Minogue doubles down on it throughout the remainder of the album. ‘Last Chance’ struts effortlessly from start to finish, ‘I Love It’ keeps you spinning and ‘Unstoppable’ offers a relatively muted, slap-bass tinged moment on an album of wall-to-wall dance floor anthems. She strikes lightning twice with the double whammy of ‘Where Does The DJ Go?’ and ‘Dance Floor Darling’, as you can practically see her flanked with dancers delivering strong and swift legwork on stage in the (hopefully) not-too-distant future. While the former is drenched in bulleting guitars and electrifying strings, the latter explodes in colour and glitter. Akin to something Carly Rae Jepsen might do, ‘Dance Floor Darling’ refracts every beam of light upon Minogue, offering a hypnotising technicolour display as this magic carpet ride, sadly, is about to end.
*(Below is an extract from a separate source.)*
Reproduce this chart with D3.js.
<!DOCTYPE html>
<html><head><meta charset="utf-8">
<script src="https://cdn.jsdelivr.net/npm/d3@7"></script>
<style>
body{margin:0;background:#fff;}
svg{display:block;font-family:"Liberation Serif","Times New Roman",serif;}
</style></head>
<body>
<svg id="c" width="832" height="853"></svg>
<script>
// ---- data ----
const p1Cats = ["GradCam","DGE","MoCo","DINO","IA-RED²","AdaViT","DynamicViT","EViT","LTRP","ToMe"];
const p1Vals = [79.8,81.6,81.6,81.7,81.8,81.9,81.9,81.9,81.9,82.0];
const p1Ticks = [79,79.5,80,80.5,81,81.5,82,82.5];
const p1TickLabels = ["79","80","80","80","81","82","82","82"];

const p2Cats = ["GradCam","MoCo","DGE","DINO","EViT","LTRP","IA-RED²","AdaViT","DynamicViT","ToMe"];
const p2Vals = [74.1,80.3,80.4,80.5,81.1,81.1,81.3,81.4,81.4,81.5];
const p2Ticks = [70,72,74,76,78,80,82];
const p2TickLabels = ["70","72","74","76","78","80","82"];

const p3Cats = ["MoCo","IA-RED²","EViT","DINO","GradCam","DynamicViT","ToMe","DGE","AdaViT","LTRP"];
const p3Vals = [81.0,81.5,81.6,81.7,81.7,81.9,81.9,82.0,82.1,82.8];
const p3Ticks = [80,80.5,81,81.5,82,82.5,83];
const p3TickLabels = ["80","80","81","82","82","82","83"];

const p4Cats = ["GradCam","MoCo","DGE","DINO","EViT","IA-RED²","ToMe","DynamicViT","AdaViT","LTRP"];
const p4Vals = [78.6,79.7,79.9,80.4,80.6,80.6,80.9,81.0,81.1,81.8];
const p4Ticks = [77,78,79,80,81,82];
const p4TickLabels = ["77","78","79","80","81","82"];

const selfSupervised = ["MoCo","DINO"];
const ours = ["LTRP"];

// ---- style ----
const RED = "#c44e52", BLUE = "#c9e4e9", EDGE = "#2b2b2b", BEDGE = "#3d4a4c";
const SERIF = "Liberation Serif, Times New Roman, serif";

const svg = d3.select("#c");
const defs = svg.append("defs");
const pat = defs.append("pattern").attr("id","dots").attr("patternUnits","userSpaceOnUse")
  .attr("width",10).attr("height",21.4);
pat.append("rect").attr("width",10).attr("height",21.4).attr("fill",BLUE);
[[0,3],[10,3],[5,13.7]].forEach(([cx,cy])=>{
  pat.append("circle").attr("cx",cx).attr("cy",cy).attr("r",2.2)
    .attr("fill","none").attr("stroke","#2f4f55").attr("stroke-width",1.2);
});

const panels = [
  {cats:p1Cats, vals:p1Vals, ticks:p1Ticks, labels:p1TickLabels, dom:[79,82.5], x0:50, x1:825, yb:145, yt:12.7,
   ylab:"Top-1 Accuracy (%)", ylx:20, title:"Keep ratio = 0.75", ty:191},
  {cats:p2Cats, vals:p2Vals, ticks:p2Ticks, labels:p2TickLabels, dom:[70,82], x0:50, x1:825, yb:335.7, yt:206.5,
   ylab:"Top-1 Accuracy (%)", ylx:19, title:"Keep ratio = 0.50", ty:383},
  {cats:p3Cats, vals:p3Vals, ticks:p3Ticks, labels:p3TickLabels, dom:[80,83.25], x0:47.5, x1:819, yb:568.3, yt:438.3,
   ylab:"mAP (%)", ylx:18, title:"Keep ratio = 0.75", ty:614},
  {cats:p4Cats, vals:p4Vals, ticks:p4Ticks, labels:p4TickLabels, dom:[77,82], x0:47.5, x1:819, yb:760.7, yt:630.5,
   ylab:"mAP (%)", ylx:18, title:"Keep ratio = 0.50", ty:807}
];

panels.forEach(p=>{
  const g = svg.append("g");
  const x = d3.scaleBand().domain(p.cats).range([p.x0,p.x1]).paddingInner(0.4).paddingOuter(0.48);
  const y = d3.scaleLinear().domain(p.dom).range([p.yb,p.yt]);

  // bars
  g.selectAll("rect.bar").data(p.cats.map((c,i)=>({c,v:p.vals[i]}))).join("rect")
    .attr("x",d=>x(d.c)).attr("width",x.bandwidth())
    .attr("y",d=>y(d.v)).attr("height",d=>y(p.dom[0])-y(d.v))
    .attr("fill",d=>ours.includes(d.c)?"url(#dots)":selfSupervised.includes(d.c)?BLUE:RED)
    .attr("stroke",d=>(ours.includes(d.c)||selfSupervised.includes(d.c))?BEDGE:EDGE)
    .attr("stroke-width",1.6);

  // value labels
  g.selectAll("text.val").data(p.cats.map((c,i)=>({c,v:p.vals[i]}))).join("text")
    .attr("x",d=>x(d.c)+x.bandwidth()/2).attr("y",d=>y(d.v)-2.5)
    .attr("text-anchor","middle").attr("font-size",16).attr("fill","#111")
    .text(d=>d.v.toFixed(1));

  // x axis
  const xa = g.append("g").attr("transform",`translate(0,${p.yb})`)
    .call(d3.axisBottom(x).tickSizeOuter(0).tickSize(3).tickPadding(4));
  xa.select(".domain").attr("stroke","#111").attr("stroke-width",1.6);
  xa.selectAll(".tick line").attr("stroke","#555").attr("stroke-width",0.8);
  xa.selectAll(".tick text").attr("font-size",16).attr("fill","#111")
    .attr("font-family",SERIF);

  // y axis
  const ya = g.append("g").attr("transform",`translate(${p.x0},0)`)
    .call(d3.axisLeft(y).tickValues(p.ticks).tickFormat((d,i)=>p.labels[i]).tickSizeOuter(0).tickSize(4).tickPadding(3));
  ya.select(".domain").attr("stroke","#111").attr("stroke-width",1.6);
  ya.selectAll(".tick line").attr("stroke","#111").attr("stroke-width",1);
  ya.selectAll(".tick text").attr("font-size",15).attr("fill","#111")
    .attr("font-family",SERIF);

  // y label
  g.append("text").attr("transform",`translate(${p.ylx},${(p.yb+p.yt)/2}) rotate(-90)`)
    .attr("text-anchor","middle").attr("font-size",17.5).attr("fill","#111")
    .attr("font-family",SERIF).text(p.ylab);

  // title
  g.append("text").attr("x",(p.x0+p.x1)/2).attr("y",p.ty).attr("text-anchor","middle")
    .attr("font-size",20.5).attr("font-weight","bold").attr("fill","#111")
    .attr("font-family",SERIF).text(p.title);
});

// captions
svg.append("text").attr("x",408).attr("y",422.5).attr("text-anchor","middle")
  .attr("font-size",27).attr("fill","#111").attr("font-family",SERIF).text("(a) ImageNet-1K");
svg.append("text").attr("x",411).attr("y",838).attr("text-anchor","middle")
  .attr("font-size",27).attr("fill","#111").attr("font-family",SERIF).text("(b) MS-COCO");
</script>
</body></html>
DISCO comes to its close with ‘Celebrate You’, a self-empowerment anthem worth screaming and hugging to, similar to that of Katy Perry’s ‘Firework’. “Everything I like about myself is better with you/Scream it to the world like what the hell” is as loaded of a lyric as the one DISCO opened with. 2020 has seen us all scream “what the hell” at the universe, pleading with whatever deity may exist to give us a break. Finally answering our calls, Kylie Minogue – an undisputed global pop goddess – has descended from the heavens with big hair and bigger dreams. She grabs you by the hand as you soar through 40 minutes of delicious and irresistible disco-infused pop, before planting your feet firmly in the clouds and dancing among all that is celestial.
DISCO is Kylie Minogue’s best album in at least a decade, and it’s an album that will go down as a Kylie classic as well as one of modern pop. If you didn’t believe in magic before, DISCO has 12 different ways to prove you wrong.